Le Joli mai
de Chris Marker, Pierre Lhomme
Sélection officielle
Cannes Classics



Sortie en salle : 29 mai 2013




Sous le ciel de Paris

Le Joli mai a été restauré en numérique par Mikros Image et les Archives Françaises du Film du CNC. Selon les souhaits de Chris Marker, Pierre Lhomme, co-réalisateur, a ensuite effectué des coupes d'une vingtaine de minutes pour la version restaurée. C'est donc cette copie qui a été présentée à Cannes Classics et qui est en salles depuis mai 2013. Quelques passages inédits sont proposés dont une musique de Michel Legrand que l'on peut écouter au générique de fin.

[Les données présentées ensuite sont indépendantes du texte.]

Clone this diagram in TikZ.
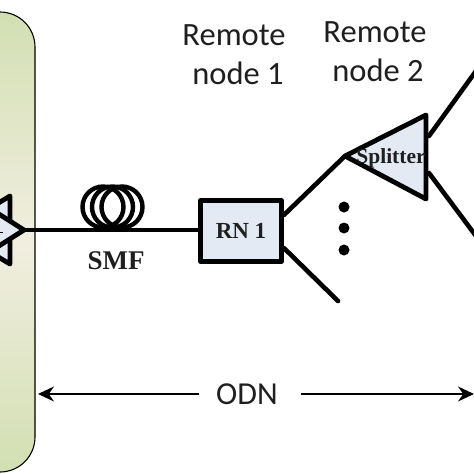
\documentclass[tikz,border=0pt]{standalone}
\usepackage{fontspec}
\setmainfont{Liberation Serif}
\newfontfamily\labelfont{Carlito}
\usetikzlibrary{arrows.meta}
\definecolor{boxfill}{HTML}{E3EAF4}
\definecolor{panelA}{HTML}{D2DFB2}
\definecolor{panelB}{HTML}{F1EEE0}
\tikzset{
  thick line/.style={line width=4.6pt,black,line cap=round},
  device/.style={draw=black,line width=4.8pt,fill=boxfill,line join=round},
  caption/.style={font=\labelfont\fontsize{32.5}{36}\selectfont,anchor=base,text=black!88},
  serifbold/.style={font=\bfseries\fontsize{23}{26}\selectfont,text=black!88},
  dotmark/.style={circle,fill=black,inner sep=0pt,minimum size=11pt},
  span/.style={line width=1.3pt,-{Stealth[length=16pt,width=15pt]}}
}
\begin{document}
\begin{tikzpicture}[x=1pt,y=-1pt]
\useasboundingbox (0,0) rectangle (474,474);
\path[top color=panelA,bottom color=panelA,middle color=panelB,draw=black,line width=1.1pt]
  (-20,12) -- (0,12) arc[start angle=-90,end angle=0,radius=35] -- (35,437) arc[start angle=0,end angle=90,radius=35] -- (-20,472) -- cycle;
\coordinate (tip) at (24,230);
\path[device] (-20,214) -- (10,196) -- (10,264) -- (-20,246) -- cycle;
\path[device] (-20,202) -- (tip) -- (-20,258) -- cycle;
\draw[line width=1pt] (0,232) -- (3,232);
\node[device,minimum width=81pt,minimum height=61pt,inner sep=0pt] (rn) at (241,231) {};
\node[serifbold] at (rn) {RN 1};
\draw[thick line] (tip) -- (rn.west |- 0,230);
\foreach \cx in {103,112.5,122}{
  \draw[line width=4.4pt] (\cx,207) circle[x radius=20.5,y radius=20.5];
}
\node[serifbold,font=\bfseries\fontsize{27}{30}\selectfont] (smf) at (116,261) {SMF};
\coordinate (spA) at (345,156);
\path[device] (spA) -- (426,115) -- (426,199) -- cycle;
\node[serifbold,font=\bfseries\fontsize{21.5}{25}\selectfont] (sp) at (391,158) {Splitter};
\draw[thick line] (rn.east |- 0,215) -- (spA);
\coordinate (lowEnd) at (338,301);
\draw[thick line] (rn.east |- 0,248) -- (lowEnd);
\coordinate (u) at (476,71);
\coordinate (d) at (476,236);
\draw[thick line] (429,136) -- (u);
\draw[thick line] (429,173) -- (d);
\node[dotmark] (d1) at (344,207) {};
\node[dotmark] (d2) at (344,228) {};
\node[dotmark] (d3) at (344,250) {};
\node[caption] (r1a) at (234,45) {Remote};
\node[caption] (r1b) at (238,84) {node 1};
\node[caption] (r2a) at (375,42) {Remote};
\node[caption] (r2b) at (378,81) {node 2};
\node[font=\labelfont\fontsize{32}{36}\selectfont,text=black!88] (odn) at (247,394) {ODN};
\coordinate (al) at (38,394);
\coordinate (ar) at (474,394);
\draw[span] (199,394) -- (al);
\draw[span] (301,394) -- (ar);
\end{tikzpicture}
\end{document}
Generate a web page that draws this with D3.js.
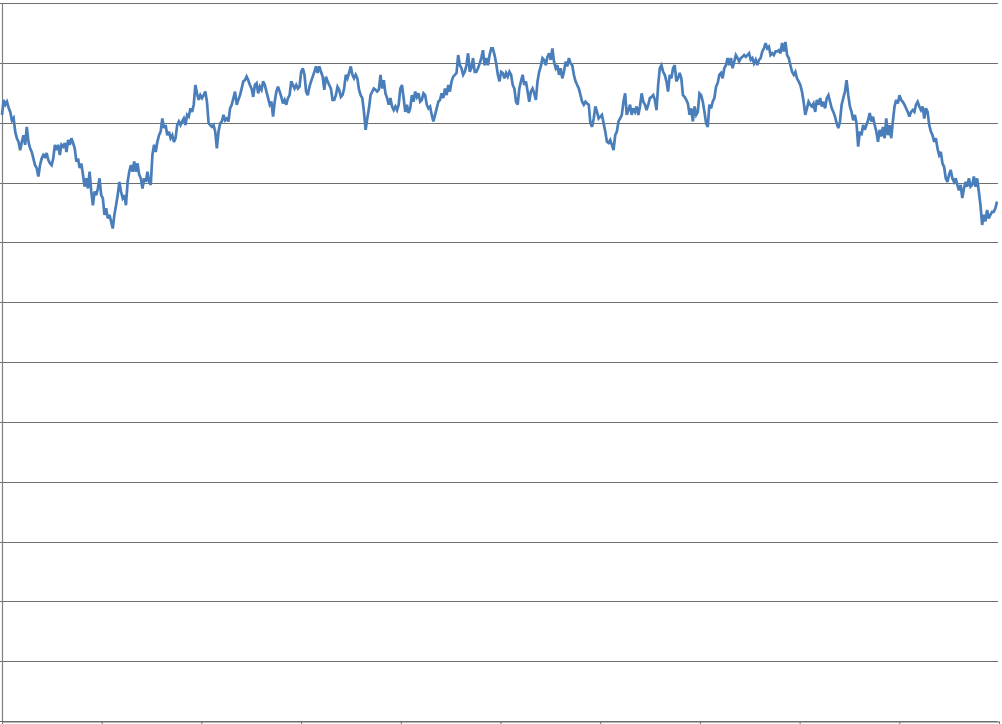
<!DOCTYPE html>
<html>
<head>
<meta charset="utf-8">
<script src="https://cdn.jsdelivr.net/npm/d3@7"></script>
<style>
    body { margin: 0; background: #fff; }
    svg { display: block; }
</style>
</head>
<body>
<svg id="chart"></svg>
<script>
// Series values, left to right (value axis 0 - 120)
var part1 = [101.3,103.8,103.0,103.5,102.5,101.8,100.4,100.8,98.5,97.4,96.8,95.4,96.8,97.9,96.3,99.3,96.8,95.7,95.1,94.0,92.9,92.4,91.0,92.9,94.0,94.6,94.3,94.9,93.8,93.2,92.9,94.0,96.3,95.4,96.3,94.6,96.3,96.0,96.6,95.1,97.1,96.3,97.4,96.6,95.7,93.5,94.0,92.4,93.2,91.3,89.3,90.7,89.0,91.8,88.5,86.2,88.5,87.9,89.0,90.7,87.9];
var part2 = [87.4,84.6,85.7,84.0,84.6,83.5,82.3,84.6,86.2,87.9,90.1,88.5,87.4,87.9,86.2,90.1,91.8,92.9,91.8,93.5,91.8,93.2,91.3,90.7,89.0,90.7,90.1,91.8,90.1,89.6,94.6,96.3,95.1,96.8,97.9,98.5,100.7,99.1,99.6,97.9,98.5,97.4,97.9,96.8,97.4,99.6,100.2,99.6,100.2,100.7,99.6,101.3,101.0,102.4,101.8,103.0,106.3,104.9,103.8,104.6,104.1];
var part3 = [104.6,105.2,103.5,99.9,99.6,99.3,99.6,98.5,95.7,98.5,99.9,100.2,101.3,100.4,100.7,100.2,102.4,103.0,104.1,105.2,103.0,103.8,104.6,105.7,106.9,107.1,107.7,107.1,106.3,105.7,104.3,106.3,106.6,104.9,106.0,105.5,106.9,106.3,105.2,104.1,103.0,103.5,101.0,103.5,105.2,106.0,105.2,104.3,103.2,103.8,103.0,104.1,104.6,106.9,106.3,105.7,106.3,105.7,106.0,108.5,109.1];
var part4 = [108.0,105.2,104.6,106.0,106.9,107.7,108.5,109.4,108.3,109.4,108.5,107.7,105.5,107.7,106.9,106.3,105.7,103.8,103.8,104.6,106.0,105.5,104.3,104.6,105.7,108.0,107.4,108.3,109.4,108.0,107.4,108.0,107.4,105.5,104.6,104.1,101.8,98.8,100.7,102.4,104.6,105.2,105.7,105.5,105.2,105.5,108.0,105.7,107.1,104.9,104.1,103.0,104.1,102.7,102.1,102.7,102.1,103.0,105.7];
var part5 = [106.3,104.1,101.8,103.0,101.6,102.4,104.6,103.5,105.2,104.3,104.9,103.5,103.8,104.9,104.6,103.0,102.4,102.7,101.3,100.2,101.3,102.4,103.5,103.8,104.9,104.1,105.7,104.6,106.3,105.2,106.9,107.7,108.0,108.3,111.3,109.6,109.1,108.0,108.5,109.6,111.6,108.5,109.1,110.8,108.5,108.5,109.1,109.9,110.8,112.1,109.6,110.8,109.6,111.3,112.4,112.4,111.3,109.9,108.0,106.9,108.5];
var part6 = [108.3,107.4,108.3,107.7,108.5,108.0,106.3,105.7,103.5,103.0,105.7,106.9,108.0,106.3,106.9,105.2,103.5,105.2,105.7,104.9,103.8,106.9,108.5,109.4,110.8,110.5,109.6,111.0,111.6,110.5,112.4,110.2,109.1,109.6,108.0,109.1,107.4,108.5,110.2,109.4,110.8,109.9,109.6,108.0,106.9,106.3,105.7,104.6,103.5,103.0,103.5,103.2,103.0,99.9,99.3,100.7,102.7,101.8,100.7,101.0];
var part7 = [101.3,99.9,98.5,96.8,96.6,97.1,96.3,95.4,97.9,98.5,100.2,100.7,101.3,103.5,104.9,101.3,102.1,103.0,101.3,102.4,101.8,102.7,101.3,102.7,104.9,103.5,103.0,102.1,103.0,104.1,104.3,104.6,103.8,102.1,106.3,109.1,109.6,108.5,108.0,106.9,105.2,108.0,107.4,109.1,109.6,106.9,107.4,108.3,107.4,104.6,104.3,103.8,103.2,101.3,102.4,100.2,102.7,101.3,101.8,104.9,104.6];
var part8 = [103.5,101.8,99.9,99.3,103.0,102.4,103.5,104.1,106.0,106.6,108.0,108.3,107.4,109.1,109.6,110.8,109.6,110.8,109.1,110.2,111.3,110.8,110.2,110.8,111.0,111.3,111.0,111.3,111.6,110.5,110.8,109.9,110.5,109.6,110.5,110.8,111.9,112.4,113.3,112.4,112.7,111.3,111.6,111.3,111.9,111.9,112.1,111.6,113.3,111.9,113.5,111.3,110.8,109.6,108.5,108.0,108.5,107.4,106.9,106.3];
var part9 = [105.2,103.5,101.3,102.4,103.5,103.0,102.7,103.2,101.8,103.8,103.0,104.1,102.7,103.5,102.4,104.1,104.6,103.5,102.4,101.8,101.0,99.9,99.1,100.2,103.0,104.1,105.2,107.1,104.6,102.7,101.8,100.4,101.3,99.9,96.0,98.5,97.9,99.6,98.8,99.6,100.4,101.6,100.2,101.0,99.6,98.5,96.8,98.8,97.7,99.3,97.4,100.7,97.9,99.6,97.4,100.2,102.7,103.8,103.2,104.6,103.8];
var part10 = [103.5,103.0,102.4,101.8,101.0,101.8,102.1,101.8,103.0,103.5,102.7,102.1,102.7,100.7,102.4,101.8,99.6,98.5,97.9,96.8,97.4,95.7,94.6,95.1,93.2,92.6,90.7,90.1,91.3,92.1,90.7,90.1,90.7,89.6,88.7,89.6,87.4,89.0,90.1,89.3,90.7,89.3,89.6,91.0,89.3,90.7,88.5,86.2,82.9,84.6,83.5,85.4,84.0,84.6,85.1,85.1,85.7,86.8];

var values = [].concat(part1, part2, part3, part4, part5, part6, part7, part8, part9, part10);

// value axis: 0 - 120, a gridline every 10
var yTicks = d3.range(0, 121, 10);
// category axis: 10 tick intervals, no labels
var xTicks = d3.range(0, 11);

var width = 1002,
    height = 724;

var plot = { left: 2, right: 999, top: 3, bottom: 721 };

var svg = d3.select('#chart')
    .attr('width', width)
    .attr('height', height);

var x = d3.scaleLinear()
    .domain([0, values.length - 1])
    .range([plot.left, 997]);

var xCat = d3.scaleLinear()
    .domain([0, 10])
    .range([plot.left, plot.right]);

var y = d3.scaleLinear()
    .domain([0, 120])
    .range([plot.bottom, plot.top]);

// gridlines (they run a little left of the axis like tick marks)
svg.append('g')
    .attr('class', 'grid')
    .selectAll('line')
    .data(yTicks)
    .enter().append('line')
    .attr('x1', 0)
    .attr('x2', 998)
    .attr('y1', function (d) { return Math.round(y(d)) + 0.5; })
    .attr('y2', function (d) { return Math.round(y(d)) + 0.5; })
    .style('stroke', '#6f6f6f')
    .style('stroke-width', 1.2);

// left axis
svg.append('line')
    .attr('x1', plot.left + 0.5)
    .attr('x2', plot.left + 0.5)
    .attr('y1', plot.top)
    .attr('y2', plot.bottom)
    .style('stroke', '#7f7f7f')
    .style('stroke-width', 1.2);

// bottom axis with tick marks
var xAxis = d3.axisBottom(xCat)
    .tickValues(xTicks)
    .tickSize(5)
    .tickSizeOuter(0)
    .tickFormat('');

svg.append('g')
    .attr('transform', 'translate(0,' + (plot.bottom + 0.5) + ')')
    .call(xAxis)
    .call(function (g) {
        g.selectAll('line, path').style('stroke', '#6f6f6f');
    });

// the series
var line = d3.line()
    .x(function (d, i) { return x(i); })
    .y(function (d) { return y(d); });

svg.append('path')
    .datum(values)
    .attr('d', line)
    .style('fill', 'none')
    .style('stroke', '#4A7EBB')
    .style('stroke-width', 2.7)
    .style('stroke-linejoin', 'miter')
    .style('stroke-miterlimit', 3);
</script>
</body>
</html>
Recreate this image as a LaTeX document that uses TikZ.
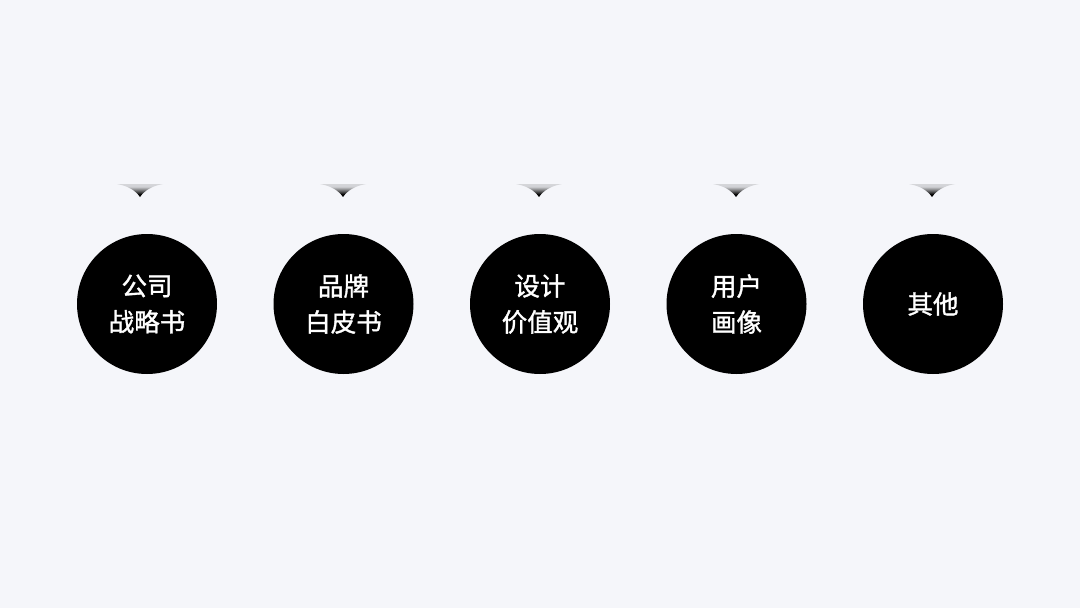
\documentclass[tikz,border=0pt]{standalone}
\usepackage{fontspec}
\newfontfamily\cjk[FakeBold=1.3]{Noto Sans CJK SC}
\definecolor{bg}{HTML}{F5F6FA}
\pgfdeclareverticalshading{pointershade}{100bp}{%
  color(0bp)=(black); color(35bp)=(black); color(50bp)=(black!55!bg);
  color(65bp)=(black!15!bg); color(100bp)=(black!8!bg)}
\begin{document}
\begin{tikzpicture}[x=1pt,y=-1pt,
  disc/.style={circle,fill=black,minimum size=140pt,inner sep=0pt,text=white,
    align=center,font=\cjk\fontsize{25.5}{36}\selectfont},
  pointer/.style={shading=pointershade,draw=none}]
\fill[bg] (0,0) rectangle (1080,608);
\useasboundingbox (0,0) rectangle (1080,608);
\newcommand\pointerat[1]{%
  \shade[pointer] (#1-23,184) .. controls (#1-12,186) and (#1-5,190) .. (#1,197)
    .. controls (#1+5,190) and (#1+12,186) .. (#1+23,184) -- cycle;}
\pointerat{140}
\pointerat{343}
\pointerat{539}
\pointerat{736}
\pointerat{932}
\node[disc] (c1) at (147,304) {公司\\战略书};
\node[disc] (c2) at (343.5,304) {品牌\\白皮书};
\node[disc] (c3) at (540,304) {设计\\价值观};
\node[disc] (c4) at (736.5,304) {用户\\画像};
\node[disc] (c5) at (933,304) {其他};
\end{tikzpicture}
\end{document}
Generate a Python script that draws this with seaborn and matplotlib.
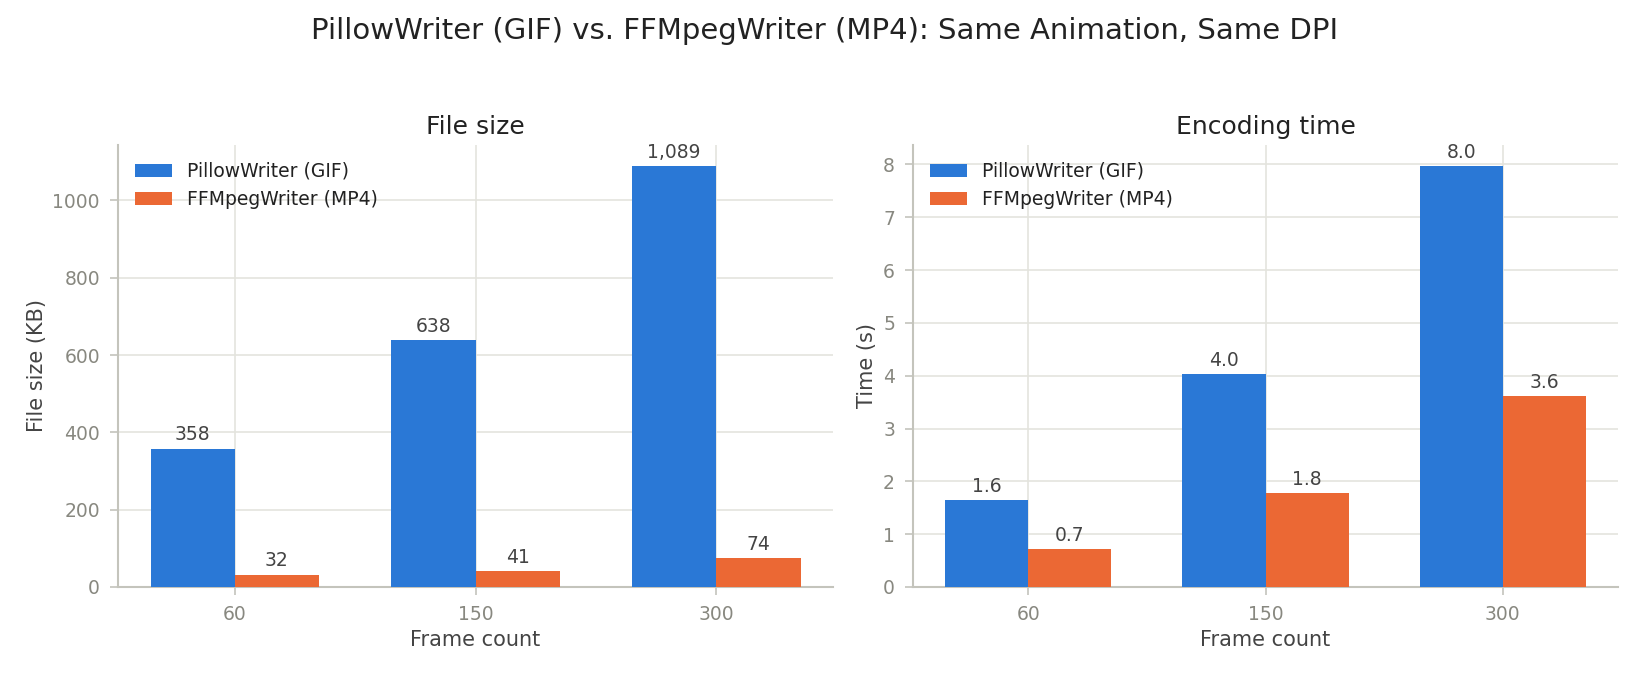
import matplotlib
matplotlib.use("Agg")
import matplotlib.pyplot as plt
import seaborn as sns
import pandas as pd
from matplotlib.ticker import MultipleLocator

frames = ["60", "150", "300"]
writers = ["PillowWriter (GIF)", "FFMpegWriter (MP4)"]
gif_size = [358, 638, 1089]
mp4_size = [32, 41, 74]
gif_time = [1.64, 4.03, 7.97]
mp4_time = [0.72, 1.78, 3.62]

colors = ["#2a78d6", "#eb6834"]

sns.set_theme(style="white")
plt.rcParams["font.family"] = ["DejaVu Sans"]

df_size = pd.DataFrame({
    "frames": frames * 2,
    "writer": [writers[0]] * 3 + [writers[1]] * 3,
    "value": gif_size + mp4_size,
})
df_time = pd.DataFrame({
    "frames": frames * 2,
    "writer": [writers[0]] * 3 + [writers[1]] * 3,
    "value": gif_time + mp4_time,
})

fig = plt.figure(figsize=(16.5, 6.75), dpi=100)
ax1 = fig.add_axes([118/1650, 1 - 587/675, 715/1650, 442/675])
ax2 = fig.add_axes([913/1650, 1 - 587/675, 705/1650, 442/675])

spine_c = "#c4c4bc"
grid_c = "#e4e4de"
tick_c = "#888880"
label_c = "#444444"

def style(ax, df, fmt, ylabel, title, ymax, step):
    sns.barplot(data=df, x="frames", y="value", hue="writer", order=frames,
                hue_order=writers, palette=colors, width=0.7, saturation=1,
                ax=ax, zorder=3, errorbar=None, linewidth=0)
    for c in ax.containers:
        ax.bar_label(c, labels=[fmt(v) for v in c.datavalues], padding=3,
                     fontsize=13.5, color="#444444")
    ax.set_ylim(0, ymax)
    ax.yaxis.set_major_locator(MultipleLocator(step))
    ax.set_xlim(-0.485, 2.485)
    ax.grid(True, color=grid_c, linewidth=1.2, zorder=0)
    ax.set_axisbelow(True)
    for s in ["top", "right"]:
        ax.spines[s].set_visible(False)
    for s in ["left", "bottom"]:
        ax.spines[s].set_color(spine_c)
        ax.spines[s].set_linewidth(1.5)
    ax.tick_params(axis="both", colors=spine_c, labelcolor=tick_c,
                   labelsize=13.5, length=6, width=1.2, pad=7,
                   left=True, bottom=True)
    ax.set_xlabel("Frame count", fontsize=15, color=label_c)
    ax.set_ylabel(ylabel, fontsize=15, color=label_c)
    ax.set_title(title, fontsize=18, color="#222222", pad=8)
    leg = ax.legend(loc="upper left", frameon=False, fontsize=13.5,
                    handlelength=2.0, handleheight=0.7)
    for t in leg.get_texts():
        t.set_color("#222222")

style(ax1, df_size, lambda v: f"{v:,.0f}", "File size (KB)", "File size",
      max(gif_size) * 1.05, 200)
style(ax2, df_time, lambda v: f"{v:.1f}", "Time (s)", "Encoding time",
      max(gif_time) * 1.05, 1)

fig.suptitle("PillowWriter (GIF) vs. FFMpegWriter (MP4): Same Animation, Same DPI",
             fontsize=21, color="#222222", y=0.975)

fig.savefig("out.png", dpi=100, facecolor="white")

Chris Marker avait eu l'autorisation de filmer dans les rues de Paris en ce mois de mai 1962. Les accords d'Évian viennent d'être signés et le cinéaste se propose de donner la parole à des Parisiens pour leur demander ce qui les a le plus marqués ces dernières semaines, s'ils sont heureux et comment la société pourrait changer selon eux. La voix off de Chris Marker mais aussi un commentaire lu par Yves Montand complètent ces témoignages, en insistant sur les évolutions urbaines et économiques de la capitale. Jamais le cinéaste ne regarde de haut ces gens ordinaires parfois intimidés par la caméra, maladroits, ou étonnés de pouvoir s'exprimer, tel ce jeune employé déclarant qu'il aurait été préférable de questionner « ceux d'en haut ».

Se succèdent ainsi un vendeur de prêt-à-porter travaillant pour payer ses dettes et n'étant heureux que « lorsque le pognon entre dans la caisse », un militaire et sa fiancée, pressés de se marier et de fonder une famille, et indifférents à la vie des autres, deux vieux boursicoteurs expliquant l'irrationalité des marchés financiers (déjà !), une communiste vociférant contre l'équipe technique qu'elle prend pour des gens de la radio, deux ingénieurs philosophant sur la civilisation des loisirs, ou bien encore un étudiant algérien contestataire. Hormis ce dernier témoignage, rares sont les protagonistes du documentaire qui évoquent la guerre d'Algérie et les problèmes politiques de l'époque. Chris Marker leur tend la perche, les titille, mais les réponses sont souvent laconiques et fuyantes à ce sujet : le non-dit et le déni sont rois. Radioscopie de son époque, Le Joli mai en saisit l'air du temps. La croissance économique prône toujours le productivisme, la société des services se développe, la télévision crée un nouveau lien social, et mai 68 n'est pas encore là, même si on y trouve des signes annonciateurs. Parfois drôle, tout le temps passionnant, Le Joli mai est sans doute le film de Chris Marker le plus accessible, plus proche ici des démarches de Joris Ivens et Raymond Depardon que de des recherches esthétiques de Sans soleil ou Level Five. Sans doute ce cinéma vérité-là complète-t-il les œuvres de fiction de la Nouvelle Vague par un contenu idéologique que les Jeunes Turcs de ce courant ont souvent occulté, à l'image de ces hommes et femmes croisés dans Le Joli mai.